Bultmann concludes his address with a powerful and straight-forward exhortation to act responsibly in light of the critical power of this Christian faith.
Will we preserve the power of our critical perspective and not succumb to the temptations, so that we may work together for Germany’s future with clean hands and believe in this future honorably? Must I point out that in this critical hour the demonry of sin also lies in wait? (164)
The slogan—We want to abolish lies!—from a recent student demonstration provides a means for making his call concrete. He deplores the widespread use of denunciation and defamation to label and castigate opponents as an example of ‘lies’ used, supposedly, in their abolition.
‘We want to abolish lies!’—and so I must say in all honesty that the defamation of the Jews that took place in the very demonstration that gave rise to this beautiful sentiment was not sustained by the spirit of love. Keep the struggle for the German nation pure, and take care that noble intentions to serve truth and country are not marred by demonic distortions!
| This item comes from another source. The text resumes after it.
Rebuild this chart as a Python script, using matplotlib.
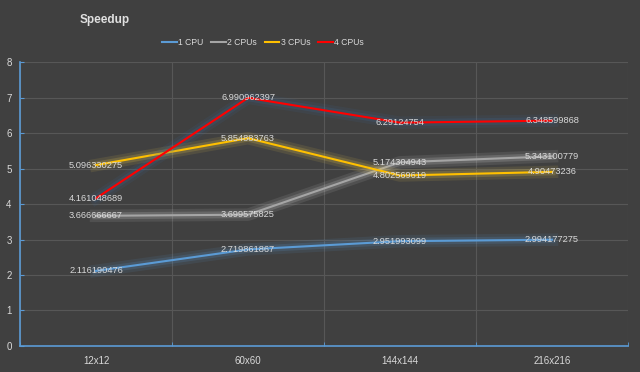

But there is yet this final word. If we have correctly understood the meaning and the demand of the Christian faith, then it is quite clear that, in face of the voices of the present, this Christian faith itself is being called in question. In other words, it is clear that we have to decide whether Christian faith is to be valid for us or not. . . . And we should as scrupulously guard ourselves against falsifications of the faith by national religiosity as against a falsification of national piety by Christian trimmings. The issue is either/or!